Pasta With Pesto and Potatoes
Yield: 6 servings
Time: 25 minutes
½ cup pine nuts or walnuts
1 pound waxy potatoes, peeled and cut into ½-inch chunks
1 pound penne, cavatappi, or other cut pasta
Leaves from 1 medium bunch fresh basil
⅔ cup extra-virgin olive oil
½ cup grated Parmesan or pecorino Romano cheese, plus more for serving
3 garlic cloves
1. Bring a large pot of water to a boil. Meanwhile, put the nuts in a large skillet over medium heat and toast, shaking the pan occasionally, until fragrant and lightly browned, about 5 minutes.
2. When the water comes to a boil, salt it generously and add the potatoes. The potatoes should cook for 15 minutes total, so add the pasta to the water about 5 to 10 minutes later, depending on the package instructions, so the potatoes and pasta finish cooking at the same time. While the potatoes and pasta cook, put the basil, olive oil, nuts, cheese, garlic, and a large pinch of salt in a food processor or blender and process until smooth.

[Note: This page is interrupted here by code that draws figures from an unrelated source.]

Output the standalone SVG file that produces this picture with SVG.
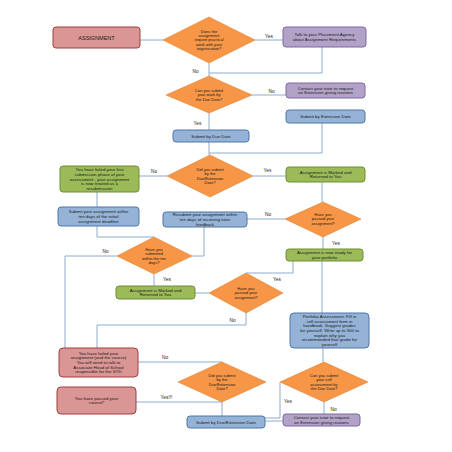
<svg xmlns="http://www.w3.org/2000/svg" width="452" height="452" viewBox="0 0 452 452">
<style>
.bg{fill:#ffffff}
.dm{fill:#f79646;stroke:#e0822f;stroke-width:0.6}
.bl{fill:#95b3d7;stroke:#4f77a8;stroke-width:1}
.gr{fill:#9bbb59;stroke:#6f8f33;stroke-width:1}
.pu{fill:#b3a2c7;stroke:#7d68a0;stroke-width:1}
.rd{fill:#d99694;stroke:#a0413f;stroke-width:1}
.t{font-family:"Liberation Sans",Arial,sans-serif;font-size:4.4px;fill:#1a1a1a;text-anchor:middle}
.dt{font-family:"Liberation Sans",Arial,sans-serif;font-size:4.1px;fill:#1a1a1a;text-anchor:middle}
.lb{font-family:"Liberation Sans",Arial,sans-serif;font-size:4.8px;fill:#1a1a1a;text-anchor:middle}
.c{fill:none;stroke:#8faacc;stroke-width:1}
</style>
<rect class="bg" x="0" y="0" width="452" height="452"/>

<g id="connectors">
<path class="c" d="M140,40 H163"/>
<path class="c" d="M255,40 H283"/>
<path class="c" d="M322,47 V73 H209"/>
<path class="c" d="M209,63 V76"/>
<path class="c" d="M252,95 H286"/>
<path class="c" d="M209,113 V130"/>
<path class="c" d="M209,142 V155"/>
<path class="c" d="M322,123 V153 H209"/>
<path class="c" d="M167,176 H139"/>
<path class="c" d="M253,176 H286"/>
<path class="c" d="M322,182 V202"/>
<path class="c" d="M285,219 H247"/>
<path class="c" d="M97,192 V207"/>
<path class="c" d="M97,226 V237 H154"/>
<path class="c" d="M204,227 V256 H192"/>
<path class="c" d="M117,256 H65 V348"/>
<path class="c" d="M154,274 V286"/>
<path class="c" d="M195,293 H209"/>
<path class="c" d="M246,273 H293 V261"/>
<path class="c" d="M323,237 V249"/>
<path class="c" d="M322,261 V313"/>
<path class="c" d="M246,313 V325 H97 V348"/>
<path class="c" d="M323,348 V362"/>
<path class="c" d="M280,382 V418 H265"/>
<path class="c" d="M324,402 V414"/>
<path class="c" d="M283,421 H265"/>
<path class="c" d="M222,416 V402"/>
<path class="c" d="M138,362 H222"/>
<path class="c" d="M136,402 H222"/>
<text class="lb" x="269" y="38">Yes</text>
<text class="lb" x="195.5" y="72.5">No</text>
<text class="lb" x="271.5" y="92.5">No</text>
<text class="lb" x="197.5" y="124.5">Yes</text>
<text class="lb" x="154" y="172.5">No</text>
<text class="lb" x="267.5" y="171.5">Yes</text>
<text class="lb" x="268" y="215.5">No</text>
<text class="lb" x="336" y="244.5">Yes</text>
<text class="lb" x="105.5" y="252.5">No</text>
<text class="lb" x="167" y="280.5">Yes</text>
<text class="lb" x="277" y="280.5">Yes</text>
<text class="lb" x="232.5" y="321.5">No</text>
<text class="lb" x="165" y="358.5">No</text>
<text class="lb" x="166.5" y="398.5">Yes!!!</text>
<text class="lb" x="288" y="402.5">Yes</text>
<text class="lb" x="333.5" y="410.5">No</text>
</g>

<g id="assignment">
<rect class="rd" x="53" y="27" width="87" height="21" rx="3"/>
<text class="t" x="96.5" y="39.5" style="font-size:5.5px">ASSIGNMENT</text>
</g>

<g id="q-practical">
<polygon class="dm" points="209,17 255,40 209,63 163,40"/>
<text class="dt" x="209" y="32.8">Does the<tspan x="209" dy="4.3">assignment</tspan><tspan x="209" dy="4.3">require practical</tspan><tspan x="209" dy="4.3">work with your</tspan><tspan x="209" dy="4.3">organisation?</tspan></text>
</g>

<g id="talk-agency">
<rect class="pu" x="283" y="27" width="83" height="20" rx="3"/>
<text class="t" x="324.5" y="36.2">Talk to your Placement Agency<tspan x="324.5" dy="4.6">about Assignment Requirements</tspan></text>
</g>

<g id="q-due-date">
<polygon class="dm" points="209,76 252,95 209,113 166,95"/>
<text class="dt" x="209" y="92.1">Can you submit<tspan x="209" dy="4.3">your work by</tspan><tspan x="209" dy="4.3">the Due Date?</tspan></text>
</g>

<g id="contact-tutor-1">
<rect class="pu" x="286" y="83" width="79" height="15" rx="3"/>
<text class="t" x="325.5" y="89.7">Contact your tutor to request<tspan x="325.5" dy="4.6">an Extension giving reasons</tspan></text>
</g>

<g id="submit-extension">
<rect class="bl" x="286" y="110" width="79" height="13" rx="3"/>
<text class="t" x="325.5" y="118">Submit by Extension Date</text>
</g>

<g id="submit-due">
<rect class="bl" x="173" y="130" width="76" height="12" rx="3"/>
<text class="t" x="211" y="137.5">Submit by Due Date</text>
</g>

<g id="q-submitted">
<polygon class="dm" points="210,155 253,176 210,197 167,176"/>
<text class="dt" x="210" y="171">Did you submit<tspan x="210" dy="4.3">by the</tspan><tspan x="210" dy="4.3">Due/Extension</tspan><tspan x="210" dy="4.3">Date?</tspan></text>
</g>

<g id="failed-first">
<rect class="gr" x="60" y="166" width="79" height="26" rx="3"/>
<text class="t" x="99.5" y="171.3">You have failed your first<tspan x="99.5" dy="4.6">submission phase of your</tspan><tspan x="99.5" dy="4.6">assessment - your assignment</tspan><tspan x="99.5" dy="4.6">is now treated as a</tspan><tspan x="99.5" dy="4.6">resubmission</tspan></text>
</g>

<g id="marked-1">
<rect class="gr" x="286" y="167" width="79" height="15" rx="3"/>
<text class="t" x="325.5" y="173.7">Assignment is Marked and<tspan x="325.5" dy="4.6">Returned to You</tspan></text>
</g>

<g id="q-passed-1">
<polygon class="dm" points="323,202 361,219 323,237 285,219"/>
<text class="dt" x="323" y="216.1">Have you<tspan x="323" dy="4.3">passed your</tspan><tspan x="323" dy="4.3">assignment?</tspan></text>
</g>

<g id="resubmit">
<rect class="bl" x="163" y="212" width="84" height="15" rx="3"/>
<text class="t" x="205" y="216.4">Resubmit your assignment within<tspan x="205" dy="4.6">ten days of receiving tutor</tspan><tspan x="205" dy="4.6">feedback</tspan></text>
</g>

<g id="submit-within">
<rect class="bl" x="58" y="207" width="81" height="19" rx="3"/>
<text class="t" x="98.5" y="213.4">Submit your assignment within<tspan x="98.5" dy="4.6">ten days of the initial</tspan><tspan x="98.5" dy="4.6">assignment deadline</tspan></text>
</g>

<g id="q-ten-days">
<polygon class="dm" points="154,237 192,256 154,274 117,256"/>
<text class="dt" x="154" y="251">Have you<tspan x="154" dy="4.3">submitted</tspan><tspan x="154" dy="4.3">within the ten</tspan><tspan x="154" dy="4.3">days?</tspan></text>
</g>

<g id="marked-2">
<rect class="gr" x="116" y="286" width="79" height="13" rx="3"/>
<text class="t" x="155.5" y="291.7">Assignment is Marked and<tspan x="155.5" dy="4.6">Returned to You</tspan></text>
</g>

<g id="q-passed-2">
<polygon class="dm" points="246,273 283,293 246,313 209,293"/>
<text class="dt" x="246" y="290.1">Have you<tspan x="246" dy="4.3">passed your</tspan><tspan x="246" dy="4.3">assignment?</tspan></text>
</g>

<g id="portfolio-ready">
<rect class="gr" x="286" y="249" width="77" height="12" rx="3"/>
<text class="t" x="324.5" y="254.2">Assignment is now ready for<tspan x="324.5" dy="4.6">your portfolio</tspan></text>
</g>

<g id="portfolio-assessment">
<rect class="bl" x="290" y="313" width="79" height="35" rx="4"/>
<text class="t" x="329.5" y="318.2">Portfolio Assessment. Fill in<tspan x="329.5" dy="4.6">self assessment form in</tspan><tspan x="329.5" dy="4.6">handbook.  Suggest grades</tspan><tspan x="329.5" dy="4.6">for yourself.  Write up to 500 to</tspan><tspan x="329.5" dy="4.6">explain why you</tspan><tspan x="329.5" dy="4.6">recommended that grade for</tspan><tspan x="329.5" dy="4.6">yourself</tspan></text>
</g>

<g id="q-self-assessment">
<polygon class="dm" points="324,362 368,382 324,402 280,382"/>
<text class="dt" x="324" y="377">Can you submit<tspan x="324" dy="4.3">your self</tspan><tspan x="324" dy="4.3">assessment by</tspan><tspan x="324" dy="4.3">the Due Date?</tspan></text>
</g>

<g id="contact-tutor-2">
<rect class="pu" x="283" y="414" width="77" height="12" rx="3"/>
<text class="t" x="321.5" y="419.2">Contact your tutor to request<tspan x="321.5" dy="4.6">an Extension giving reasons</tspan></text>
</g>

<g id="submit-due-ext">
<rect class="bl" x="187" y="416" width="78" height="12" rx="3"/>
<text class="t" x="226" y="423.5">Submit by Due/Extension Date</text>
</g>

<g id="q-submitted-2">
<polygon class="dm" points="222,362 266,382 222,402 178,382"/>
<text class="dt" x="222" y="377">Did you submit<tspan x="222" dy="4.3">by the</tspan><tspan x="222" dy="4.3">Due/Extension</tspan><tspan x="222" dy="4.3">Date?</tspan></text>
</g>

<g id="failed-course">
<rect class="rd" x="59" y="348" width="79" height="29" rx="4"/>
<text class="t" x="98.5" y="354.8">You have failed your<tspan x="98.5" dy="4.6">assignment (and the course)</tspan><tspan x="98.5" dy="4.6">You will need to talk to</tspan><tspan x="98.5" dy="4.6">Associate Head of School</tspan><tspan x="98.5" dy="4.6">responsible for the SYD</tspan></text>
</g>

<g id="passed-course">
<rect class="rd" x="57" y="387" width="79" height="27" rx="4"/>
<text class="t" x="96.5" y="399.7">You have passed your<tspan x="96.5" dy="4.6">course!!</tspan></text>
</g>
</svg>
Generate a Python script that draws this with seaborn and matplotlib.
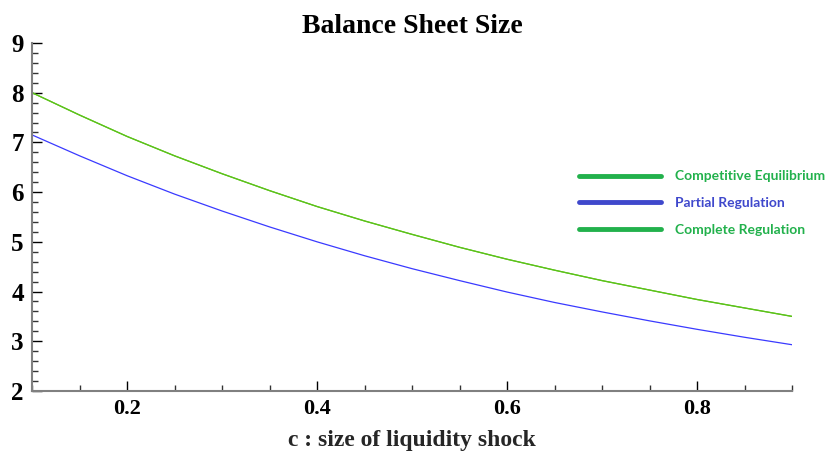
import numpy as np
import pandas as pd
import matplotlib
matplotlib.use("Agg")
import matplotlib.pyplot as plt
from matplotlib.lines import Line2D
from matplotlib.ticker import MultipleLocator
import seaborn as sns

# values
c_values = [0.10, 0.15, 0.20, 0.25, 0.30, 0.35, 0.40, 0.45, 0.50,
            0.55, 0.60, 0.65, 0.70, 0.75, 0.80, 0.85, 0.90]
competitive = [8.00, 7.55, 7.12, 6.73, 6.37, 6.03, 5.71, 5.42, 5.15,
               4.89, 4.65, 4.43, 4.22, 4.03, 3.84, 3.67, 3.50]
partial = [7.15, 6.73, 6.33, 5.96, 5.62, 5.30, 5.00, 4.72, 4.46,
           4.22, 3.99, 3.78, 3.59, 3.41, 3.24, 3.08, 2.93]
# complete regulation coincides with the competitive equilibrium
complete = list(competitive)

series_names = ["Competitive Equilibrium", "Partial Regulation", "Complete Regulation"]
line_colors = ["#5cc21a", "#3a3aff", "#5cc21a"]
legend_colors = ["#22b14c", "#3f48cc", "#22b14c"]

df = pd.DataFrame({
    "c": c_values * 3,
    "size": competitive + partial + complete,
    "series": [series_names[0]] * len(c_values)
    + [series_names[1]] * len(c_values)
    + [series_names[2]] * len(c_values),
})

sns.set_style("white")
plt.rcParams["font.family"] = ["Liberation Serif", "DejaVu Serif"]
plt.rcParams["text.color"] = "black"
plt.rcParams["xtick.color"] = "black"
plt.rcParams["ytick.color"] = "black"

fig = plt.figure(figsize=(8.25, 4.53), dpi=100)
ax = fig.add_axes([0.039, 0.137, 0.921, 0.768])

# draw partial first, then the green ones on top
order = [series_names[1], series_names[2], series_names[0]]
palette = dict(zip(series_names, line_colors))
sns.lineplot(data=df, x="c", y="size", hue="series", hue_order=order,
             palette=palette, linewidth=0.9, ax=ax, legend=False)

ax.set_xlim(0.1, 0.9)
ax.set_ylim(2, 9)
ax.xaxis.set_minor_locator(MultipleLocator(0.05))
ax.yaxis.set_minor_locator(MultipleLocator(0.2))
ax.set_xticks([0.2, 0.4, 0.6, 0.8])
ax.set_xticklabels(["0.2", "0.4", "0.6", "0.8"], fontsize=16, fontweight="bold")
ax.set_yticks(range(2, 10))
ax.set_yticklabels([str(v) for v in range(2, 10)], fontsize=18, fontweight="bold")

ax.tick_params(axis="both", which="both", bottom=True, left=True,
               direction="in")
ax.tick_params(axis="both", which="major", length=7, width=1, color="black")
ax.tick_params(axis="both", which="minor", length=4, width=1, color="#333333")
ax.tick_params(axis="x", which="major", pad=6)
ax.tick_params(axis="y", which="major", pad=6)

for side in ["top", "right"]:
    ax.spines[side].set_visible(False)
for side in ["left", "bottom"]:
    ax.spines[side].set_color("#808080")
    ax.spines[side].set_linewidth(1.5)

ax.set_xlabel("c : size of liquidity shock", fontsize=17, fontweight="bold",
              labelpad=8)
ax.set_ylabel("")
ax.set_title("Balance Sheet Size", fontsize=20, fontweight="bold", pad=7)

# legend
handles = [Line2D([0], [0], color=col, linewidth=3.5) for col in legend_colors]
leg = ax.legend(handles, series_names, loc="center left",
                bbox_to_anchor=(0.72, 0.54), frameon=False, borderpad=0,
                borderaxespad=0, handlelength=5.9, handletextpad=1.0,
                labelspacing=1.05,
                prop={"family": ["Lato", "DejaVu Sans"], "size": 10,
                      "weight": "bold"})
for text, col in zip(leg.get_texts(), legend_colors):
    text.set_color(col)

fig.savefig("out.png", dpi=100)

3. When the potatoes are fully tender and the pasta is al dente, scoop about a cup of their cooking liquid out of the pot, and then drain the potatoes and pasta. Toss the potatoes and pasta with the pesto, adding the reserved cooking liquid as needed to thin out the sauce. Taste and adjust the seasoning, and serve immediately, topped with additional grated Parmesan or pecorino Romano, if desired.